Essa fome de Dora não se engendra, porém, somente pela falta do pai. A fome de Dora, que traz em si mesma a Dor, é uma fome que se move por três faltas: a do amor, a do sexo e a da dignidade profissional. Dora vive sozinha num apartamento perdido em algum-qualquer buraco da cidade do Rio de Janeiro, onde os móveis e as paredes já dizem por si mesmos da fome que corrói as estruturas não só da casa, mas também daquela mulher sem marido, sem filhos, sem parentes, sem ninguém a quem ela possa projetar e de quem ela possa receber amor em troca. Uma mulher oca, capaz de vender um menino e, com o dinheiro, comprar um televisor velho, na tentativa de povoar suas lacunas com imagens e sons que insistem em não se definir por aqueles cômodos graves. Uma mulher cujo interior roto e vago ainda resguarda, todavia, uma centelha de querer – querer que a move ao resgate de Josué e que a une a ele na busca do preenchimento do desejo do menino, que também é seu, de encontrar o pai.

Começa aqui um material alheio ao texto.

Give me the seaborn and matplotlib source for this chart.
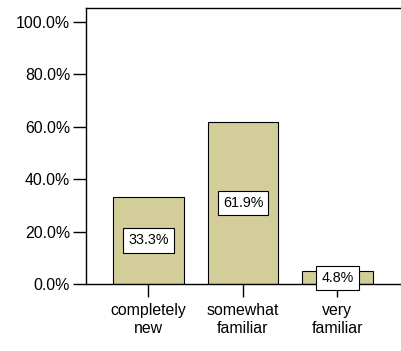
import matplotlib
matplotlib.use("Agg")
import matplotlib.pyplot as plt
import seaborn as sns
import pandas as pd

categories = ["completely\nnew", "somewhat\nfamiliar", "very\nfamiliar"]
percents = [33.3, 61.9, 4.8]
yticks = [0, 20, 40, 60, 80, 100]
ytick_labels = ["0.0%", "20.0%", "40.0%", "60.0%", "80.0%", "100.0%"]

sns.set_theme(style="white")
plt.rcParams["font.family"] = ["Liberation Sans", "DejaVu Sans"]

df = pd.DataFrame({"cat": categories, "pct": percents})

fig = plt.figure(figsize=(4.01, 3.51), dpi=100)
ax = fig.add_axes([86 / 401, 67 / 351, 1 - 86 / 401, 276 / 351])

sns.barplot(data=df, x="cat", y="pct", color="#d3ce99", saturation=1,
            width=0.75, edgecolor="black", linewidth=0.8, ax=ax)

for i, v in enumerate(percents):
    ax.text(i, v / 2, f"{v:.1f}%", ha="center", va="center", fontsize=10.3,
            color="black",
            bbox=dict(boxstyle="square,pad=0.36", facecolor="white",
                      edgecolor="black", linewidth=0.8))

ax.set_xlim(-0.661, 2.672)
ax.set_ylim(0, 105.3)
ax.set_yticks(yticks)
ax.set_yticklabels(ytick_labels)
ax.set_xlabel("")
ax.set_ylabel("")

for s in ["left", "top", "bottom"]:
    ax.spines[s].set_visible(True)
    ax.spines[s].set_color("black")
    ax.spines[s].set_linewidth(1.0)
ax.spines["right"].set_visible(False)

ax.tick_params(axis="y", direction="out", length=9.5, width=1.0, color="black",
               labelsize=11.4, pad=2, left=True, labelcolor="black")
ax.tick_params(axis="x", direction="out", length=9, width=1.0, color="black",
               labelsize=11.4, pad=4.5, bottom=True, labelcolor="black")
for lbl in ax.get_xticklabels():
    lbl.set_linespacing(1.3)

fig.savefig("out.png", dpi=100)
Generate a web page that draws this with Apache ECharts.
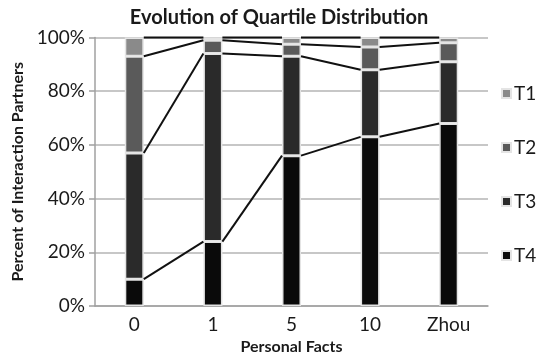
<!DOCTYPE html>
<html>
<head>
<meta charset="utf-8">
<script src="https://cdn.jsdelivr.net/npm/echarts@6/dist/echarts.min.js"></script>
<style>
  html, body { margin: 0; padding: 0; background: #fff; }
  #chart { width: 538px; height: 356px; }
</style>
</head>
<body>
<div id="chart"></div>
<script>
// categories
const categories = ['0', '1', '5', '10', 'Zhou']

// segment shares per quartile (percent), bottom to top
const t4 = [10, 24, 56, 63, 68]
const t3 = [47, 70, 37, 25, 23]
const t2 = [36, 5, 4.5, 8.5, 7]
const t1 = [7, 1, 2.5, 3.5, 2]

// y tick labels
const yTicks = [0, 20, 40, 60, 80, 100]

const BAR_W = 19
const FONT = 'Lato, "Open Sans", sans-serif'

// series colours
const colors = { T1: '#8a8a8a', T2: '#5a5a5a', T3: '#2a2a2a', T4: '#0a0a0a' }

// cumulative tops for the series lines
const stacks = [t4, t3, t2, t1]
const tops = []
let run = categories.map(() => 0)
stacks.forEach(s => {
  run = run.map((v, i) => v + s[i])
  tops.push(run.slice())
})

// line segments between neighbouring bars: [index, fromValue, toValue]
const connectorData = []
tops.forEach(level => {
  for (let i = 0; i < level.length - 1; i++) {
    connectorData.push([i, level[i], level[i + 1]])
  }
})

const barSeries = (name, data) => ({
  name: name,
  type: 'bar',
  stack: 'total',
  barWidth: BAR_W,
  data: data,
  itemStyle: {
    color: colors[name],
    borderColor: '#e4e4e4',
    borderWidth: 1.5
  },
  emphasis: { disabled: true }
})

const chart = echarts.init(document.getElementById('chart'))
chart.setOption({
  animation: false,
  title: {
    text: 'Evolution of Quartile Distribution',
    left: 274,
    textAlign: 'center',
    top: 3,
    textStyle: { fontFamily: FONT, fontSize: 20, fontWeight: 'bold', color: '#1a1a1a' }
  },
  legend: {
    orient: 'vertical',
    left: 496,
    top: 79,
    itemGap: 35,
    itemWidth: 9,
    itemHeight: 9,
    icon: 'rect',
    data: ['T1', 'T2', 'T3', 'T4'],
    textStyle: { fontFamily: FONT, fontSize: 19, color: '#1a1a1a', padding: [0, 0, 0, -2] }
  },
  grid: { left: 95, right: 50, top: 37.5, bottom: 50, outerBoundsMode: 'none' },
  xAxis: {
    type: 'category',
    data: categories,
    name: 'Personal Facts',
    nameLocation: 'middle',
    nameGap: 32,
    nameTextStyle: { fontFamily: FONT, fontSize: 16, fontWeight: 'bold', color: '#1a1a1a' },
    axisTick: { show: false },
    axisLine: { lineStyle: { color: '#a0a0a0', width: 1.5 } },
    axisLabel: { fontFamily: FONT, fontSize: 19, color: '#1a1a1a', margin: 9 }
  },
  yAxis: {
    type: 'value',
    min: yTicks[0],
    max: yTicks[yTicks.length - 1],
    interval: 20,
    name: 'Percent of Interaction Partners',
    nameLocation: 'middle',
    nameGap: 69,
    nameTextStyle: { fontFamily: FONT, fontSize: 16, fontWeight: 'bold', color: '#1a1a1a' },
    axisLine: { show: true, lineStyle: { color: '#a0a0a0', width: 1.5 } },
    axisTick: { show: true, length: 6, lineStyle: { color: '#a0a0a0', width: 1.5 } },
    axisLabel: { fontFamily: FONT, fontSize: 19, color: '#1a1a1a', margin: 10, formatter: '{value}%' },
    splitLine: { lineStyle: { color: '#b4b4b4', width: 1.5 } }
  },
  series: [
    barSeries('T4', t4),
    barSeries('T3', t3),
    barSeries('T2', t2),
    barSeries('T1', t1),
    {
      type: 'custom',
      silent: true,
      z: 5,
      data: connectorData,
      encode: { x: 0, y: [1, 2] },
      renderItem: (params, api) => {
        const i = api.value(0)
        const p0 = api.coord([i, api.value(1)])
        const p1 = api.coord([i + 1, api.value(2)])
        return {
          type: 'line',
          shape: { x1: p0[0] + BAR_W / 2, y1: p0[1], x2: p1[0] - BAR_W / 2, y2: p1[1] },
          style: { stroke: '#111', lineWidth: 2 }
        }
      }
    }
  ]
})
</script>
</body>
</html>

Mas a fome de Dora também é de sexo, de sentir-se fêmea, de despertar a vontade do outro masculino. É assim que ela conhece o caminhoneiro – bicho livre, sem rumo, sem laços – que a deixa só num botequim de estrada quando percebe que as mãos daquela mulher anseiam muito mais por ele como macho do que por uma simples retribuição ao almoço pago. E, atrás do vidro partido do basculante, a fome visita novamente o rosto de Dora, de carmim já inútil, contemplando o ir-se do caminhão e marcando-se, mais uma vez, pela impossibilidade. Dora é a história de uma impossibilidade.
E essa fome é também de dignidade profissional. Dora é professora aposentada, mas precisa sentar-se religiosamente na Central do Brasil todos os dias para registrar as histórias daquelas gentes e guardá-las, de modo amargo, em sua gaveta – esta sim abarrotada, mas também de faltas, de dizeres nunca chegados a seus reais destinatários. E eu acho que é por isso que sinto fome quando passo pela Central todos os dias rumo às escolas onde dou aulas de Língua portuguesa. É a fome de um reconhecimento que – eu sei bem – nunca será público, que nunca corresponderá a cada gota de sangue dos meus poemas. É a fome que é frustração de sonhos que nunca serão de todo realizados, de promessas feitas a mim mesmo que nunca serão cumpridas, de necessidade de transformação que nunca se dará por completo. É a fome dos que ousaram aventurar-se pela dor e pela delícia de sermos o que somos – professores, apesar de. E Dora é também o arquétipo de como nossa grande pátria desimportante trata aqueles que lutam pelo justo, pelo arrefecimento das dores, das desigualdades, das fomes. Dora sou eu. É por isso que sinto fome ao passar por lá todos os dias, porque Dora está lá, olhando-me, à espreita, interrogando-me acerca do porquê de eu prosseguir, de eu empreender viagem, se o meu lugar será (ou já é) ali, escrevendo cartas para ajudar no orçamento da casa.
E eu sei por que eu continuo, apesar de. Eu continuo porque Dora, embora me interrogue, me diz para continuar, porque é pela e na linguagem que ela recupera quem ela mesma é. É por escrever aquelas cartas que ela chega a Josué. E é por chegar a Josué que ela resgata a memória do pai. E é por resgatar a memória do pai que ela ajuda o menino. E é por ajudar o menino que ela se reencontra consigo mesma e vai se vestindo de cores até mesmo por ela não sabidas em si. É a linguagem, enfim, o único elemento capaz de dar de comer àqueles corpos famintos não só de Dora e Josué, mas de todos aqueles analfabetos que necessitam dizer, que encontram na professora o canal de se construírem como pais, mães, filhos, namorados, esposas, maridos para os outros. É por isso que prossigo, porque, sempre que passo por aquela estação onde todos somos brasileiros e humanos, Dora me oferece um prato de comida.